(Source code of charts)
======

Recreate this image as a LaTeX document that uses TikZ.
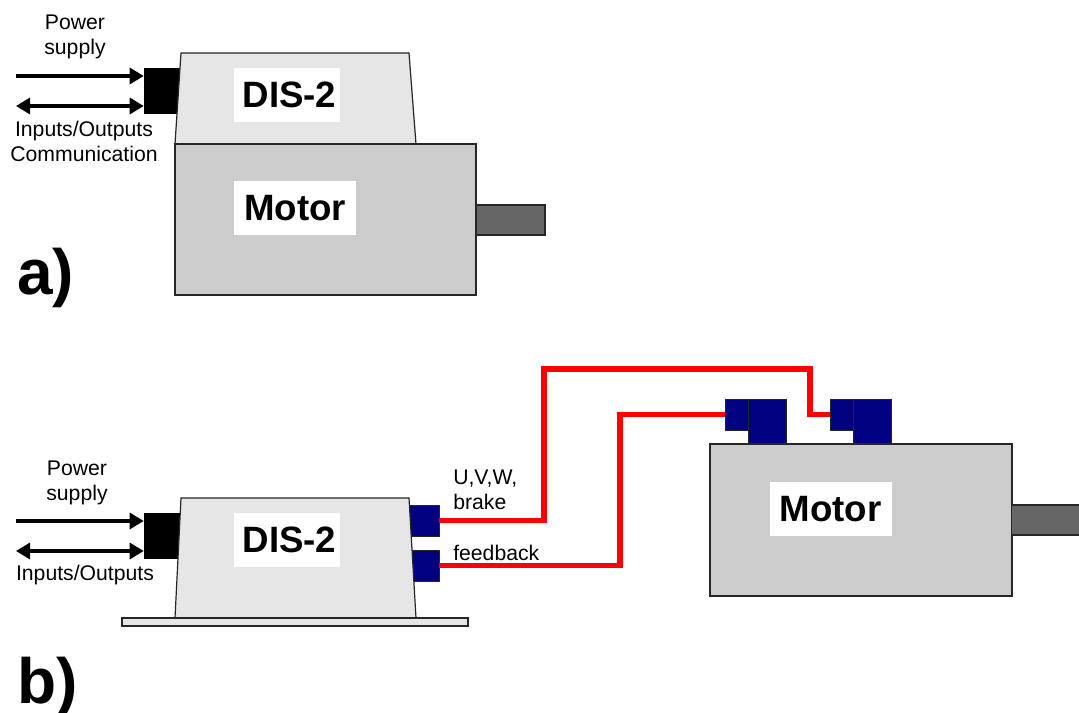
\documentclass[tikz,border=0pt]{standalone}
\usepackage{fontspec}
\setmainfont{Liberation Sans}
\usetikzlibrary{arrows.meta}
\definecolor{disgray}{HTML}{E6E6E6}
\definecolor{motorgray}{HTML}{CCCCCC}
\definecolor{shaftgray}{HTML}{666666}
\definecolor{plugblue}{HTML}{000080}
\newcommand{\nametext}[1]{\raisebox{-0.75pt}{#1}}
\tikzset{
  block/.style={draw=black!85, line width=0.9pt, inner sep=0pt},
  plug/.style={block, fill=plugblue, line width=0.6pt},
  blackplug/.style={fill=black, inner sep=0pt},
  namebox/.style={fill=white, inner sep=0pt, font=\bfseries\fontsize{27.5}{30}\selectfont},
  caption/.style={inner sep=0pt, align=center, font=\fontsize{15.9}{18.75}\selectfont},
  panel/.style={inner sep=0pt, anchor=base west, font=\bfseries\fontsize{48}{52}\selectfont},
  signal/.style={line width=2.4pt, -{Triangle[length=10.5pt,width=12pt]}},
  signalboth/.style={signal, {Triangle[length=10.5pt,width=12pt]}-{Triangle[length=10.5pt,width=12pt]}},
  cable/.style={draw=red, line width=4.2pt, miter limit=10}
}
\begin{document}
\begin{tikzpicture}[x=0.75pt, y=-0.75pt]
  \useasboundingbox (0,0) rectangle (1079,713);
  \node[blackplug, minimum width=27.75pt, minimum height=34.5pt] (plugA) at (162.5,91) {};
  \draw[block, fill=disgray] (181,53) -- (409,53) -- (416,144) -- (175,144) -- cycle;
  \node[block, fill=motorgray, minimum width=225.75pt, minimum height=113.25pt] (motorA) at (325.5,219.5) {};
  \node[block, fill=shaftgray, minimum width=51.75pt, minimum height=22.5pt] (shaftA) at (510.5,220) {};
  \node[namebox, minimum width=79.5pt, minimum height=40.5pt] (disA) at (287,95) {\nametext{\kern3.75pt DIS-2}};
  \node[namebox, minimum width=91.5pt, minimum height=40.5pt] (nameA) at (295,208) {\nametext{Motor}};
  \coordinate (powerA) at (16,76);
  \coordinate (ioA) at (16,106);
  \draw[signal] (powerA) -- (powerA -| plugA.west);
  \draw[signalboth] (ioA) -- (ioA -| plugA.west);
  \node[caption] (powerTextA) at (75,37) {Power\\supply};
  \node[caption] (ioTextA) at (84,141) {Inputs/Outputs\\Communication};
  \node[panel] (labelA) at (17,295) {a)};

  \node[blackplug, minimum width=27.75pt, minimum height=34.5pt] (plugB) at (162.5,535.5) {};
  \node[plug, minimum width=22.5pt, minimum height=23.25pt] (outU) at (424,520.5) {};
  \node[plug, minimum width=22.5pt, minimum height=23.25pt] (outF) at (424,565.5) {};
  \draw[block, fill=disgray] (181,498) -- (409,498) -- (416,618) -- (175,618) -- cycle;
  \node[block, fill=disgray, minimum width=259.5pt, minimum height=6pt] (base) at (295,622) {};
  \node[plug, minimum width=28.5pt, minimum height=33.75pt] (bodyF) at (767,421.5) {};
  \node[plug, minimum width=28.5pt, minimum height=33.75pt] (bodyU) at (872,421.5) {};
  \node[plug, minimum width=17.25pt, minimum height=23.25pt] (inF) at (736.5,414.5) {};
  \node[plug, minimum width=17.25pt, minimum height=23.25pt] (inU) at (841.5,414.5) {};
  \node[block, fill=motorgray, minimum width=226.5pt, minimum height=114pt] (motorB) at (861,520) {};
  \node[block, fill=shaftgray, minimum width=51.75pt, minimum height=22.5pt] (shaftB) at (1046,520) {};
  \node[namebox, minimum width=79.5pt, minimum height=40.5pt] (disB) at (287,540) {\nametext{\kern3.75pt DIS-2}};
  \node[namebox, minimum width=91.5pt, minimum height=40.5pt] (nameB) at (830.5,509) {\nametext{Motor}};
  \draw[cable] (outU.east) -| (544,369) -- (810,369) |- (inU.west);
  \draw[cable] (outF.east) -| (620,414.5) -- (inF.west);
  \coordinate (powerB) at (16,521);
  \coordinate (ioB) at (16,551);
  \draw[signal] (powerB) -- (powerB -| plugB.west);
  \draw[signalboth] (ioB) -- (ioB -| plugB.west);
  \node[caption] (powerTextB) at (77,483) {Power\\supply};
  \node[caption] (ioTextB) at (85,575) {Inputs/Outputs};
  \node[caption, align=left, anchor=west] (uvwText) at (453,490) {U,V,W,\\brake};
  \node[caption, anchor=west] (fbText) at (453,553) {feedback};
  \node[panel] (labelB) at (17,703) {b)};
\end{tikzpicture}
\end{document}
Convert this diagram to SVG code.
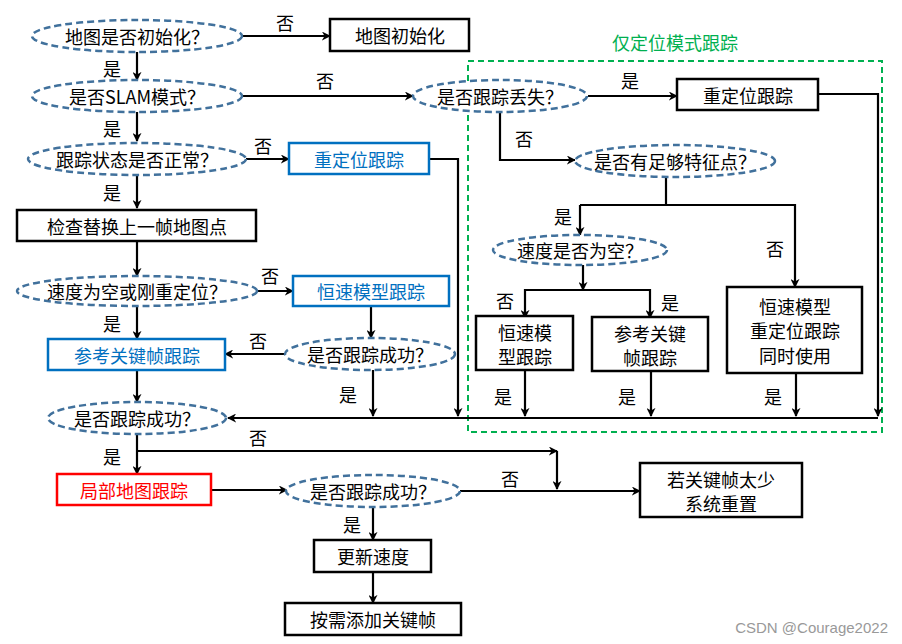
<svg xmlns="http://www.w3.org/2000/svg" width="902" height="644" viewBox="0 0 902 644">
<defs><marker id="a" viewBox="0 0 10 10" refX="9" refY="5" markerWidth="9" markerHeight="9" markerUnits="userSpaceOnUse" orient="auto"><path d="M0,0 L10,5 L0,10 L3,5 z" fill="#000"/></marker></defs>
<style>
text{font-family:"Noto Sans CJK SC","Noto Sans",sans-serif;font-size:18px;text-anchor:middle;dominant-baseline:central;fill:#000}
.d{fill:#fff;stroke:#41719C;stroke-width:2.5;stroke-dasharray:7 4}
.b{fill:#fff;stroke:#000;stroke-width:2.5}
.bl{fill:#fff;stroke:#0070C0;stroke-width:2.5}
.bt{fill:#0070C0}
.l{fill:none;stroke:#000;stroke-width:2.2}
.m{marker-end:url(#a)}
.s{font-size:17px}
</style>
<rect width="902" height="644" fill="#fff"/>
<rect x="468" y="61" width="414" height="371" fill="none" stroke="#00B050" stroke-width="2" stroke-dasharray="6 4"/>
<text x="675" y="42" style="fill:#00B050">仅定位模式跟踪</text>
<g id="connectors">
<path class="l m" d="M242,36H330"/><path class="l m" d="M137,52V80"/>
<path class="l m" d="M242,96H413"/><path class="l m" d="M588,96H677"/>
<path class="l m" d="M818,94H878V416"/>
<path class="l m" d="M500,111V160H575"/>
<path class="l" d="M666,177V205"/><path class="l m" d="M580,205V235"/><path class="l m" d="M580,205H795V287"/>
<path class="l m" d="M583,265V290"/><path class="l m" d="M583,290H525V318"/><path class="l m" d="M583,290H650V318"/>
<path class="l m" d="M525,370V416"/><path class="l m" d="M651,371V416"/><path class="l m" d="M796,373V416"/>
<path class="l m" d="M137,111V141"/><path class="l m" d="M246,159H289"/><path class="l m" d="M429,159H458V416"/>
<path class="l m" d="M137,174V208"/><path class="l m" d="M137,241V276"/>
<path class="l m" d="M256,291H293"/><path class="l m" d="M371,306V338"/><path class="l m" d="M285,354H225"/>
<path class="l m" d="M137,306V339"/><path class="l m" d="M373,370V416"/><path class="l m" d="M137,370V402"/>
<path class="l m" d="M878,418H228"/>
<path class="l m" d="M137,434V474"/><path class="l m" d="M137,451H557"/><path class="l m" d="M557,451V489"/>
<path class="l m" d="M211,490H287"/><path class="l m" d="M460,491H640"/>
<path class="l m" d="M373,507V540"/><path class="l m" d="M373,572V603"/>
</g>
<g id="labels">
<text x="285" y="22">否</text><text x="112" y="68">是</text><text x="325" y="80">否</text><text x="630" y="80">是</text>
<text x="524" y="138">否</text><text x="563" y="216">是</text><text x="775" y="248">否</text>
<text x="505" y="300">否</text><text x="670" y="302">是</text>
<text x="503" y="396">是</text><text x="627" y="396">是</text><text x="773" y="396">是</text>
<text x="112" y="128">是</text><text x="263" y="145">否</text><text x="112" y="192">是</text>
<text x="270" y="275">否</text><text x="258" y="340">否</text><text x="112" y="323">是</text><text x="348" y="394">是</text>
<text x="112" y="456">是</text><text x="258" y="437">否</text><text x="510" y="478">否</text><text x="352" y="524">是</text>
</g>
<g id="n1"><ellipse class="d" cx="137" cy="36" rx="105" ry="16"/><text x="137" y="36">地图是否初始化？</text></g>
<g id="n2"><rect class="b" x="330" y="19" width="139" height="32"/><text x="400" y="35">地图初始化</text></g>
<g id="n3"><ellipse class="d" cx="137" cy="96" rx="105" ry="16"/><text x="137" y="96">是否SLAM模式？</text></g>
<g id="n4"><ellipse class="d" cx="500" cy="96" rx="87" ry="16"/><text x="500" y="96">是否跟踪丢失？</text></g>
<g id="n5"><rect class="b" x="677" y="79" width="141" height="31"/><text x="748" y="95">重定位跟踪</text></g>
<g id="n6"><ellipse class="d" cx="675" cy="161" rx="100" ry="16"/><text x="675" y="161">是否有足够特征点？</text></g>
<g id="n7"><ellipse class="d" cx="580" cy="250" rx="87" ry="15"/><text x="580" y="250">速度是否为空？</text></g>
<g id="n8"><rect class="b" x="476" y="316" width="97" height="54"/><text x="525" y="332">恒速模</text><text x="525" y="356">型跟踪</text></g>
<g id="n9"><rect class="b" x="592" y="317" width="116" height="54"/><text x="650" y="333">参考关键</text><text x="650" y="357">帧跟踪</text></g>
<g id="n10"><rect class="b" x="727" y="287" width="135" height="86"/><text x="795" y="306">恒速模型</text><text x="795" y="330">重定位跟踪</text><text x="795" y="355">同时使用</text></g>
<g id="n11"><ellipse class="d" cx="137" cy="159" rx="109" ry="16"/><text x="137" y="159">跟踪状态是否正常？</text></g>
<g id="n12"><rect class="bl" x="289" y="143" width="140" height="31"/><text class="bt" x="359" y="159">重定位跟踪</text></g>
<g id="n13"><rect class="b" x="17" y="210" width="239" height="31"/><text x="137" y="226">检查替换上一帧地图点</text></g>
<g id="n14"><ellipse class="d" cx="137" cy="291" rx="120" ry="15"/><text x="137" y="291">速度为空或刚重定位？</text></g>
<g id="n15"><rect class="bl" x="293" y="276" width="156" height="30"/><text class="bt" x="371" y="291">恒速模型跟踪</text></g>
<g id="n16"><ellipse class="d" cx="370" cy="354" rx="85" ry="16"/><text x="370" y="354">是否跟踪成功？</text></g>
<g id="n17"><rect class="bl" x="48" y="339" width="177" height="31"/><text class="bt" x="137" y="355">参考关键帧跟踪</text></g>
<g id="n18"><ellipse class="d" cx="137" cy="418" rx="89" ry="16"/><text x="137" y="418">是否跟踪成功？</text></g>
<g id="n19"><rect x="57" y="474" width="154" height="31" fill="#fff" stroke="#FF0000" stroke-width="2.5"/><text x="134" y="490" style="fill:#FF0000">局部地图跟踪</text></g>
<g id="n20"><ellipse class="d" cx="373" cy="491" rx="87" ry="16"/><text x="373" y="491">是否跟踪成功？</text></g>
<g id="n21"><rect class="b" x="640" y="463" width="162" height="54"/><text x="721" y="479">若关键帧太少</text><text x="721" y="503">系统重置</text></g>
<g id="n22"><rect class="b" x="314" y="540" width="117" height="32"/><text x="373" y="556">更新速度</text></g>
<g id="n23"><rect class="b" x="285" y="603" width="176" height="32"/><text x="373" y="619">按需添加关键帧</text></g>
<text x="888" y="627" style="fill:#999;font-size:15px;text-anchor:end;font-family:'Liberation Sans',sans-serif">CSDN @Courage2022</text>
</svg>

======

WHAT YOU NEED TO DO
Looking at the records above, say how many lines hold the string "this". Write nothing but the number.

RIGHT ANSWER
2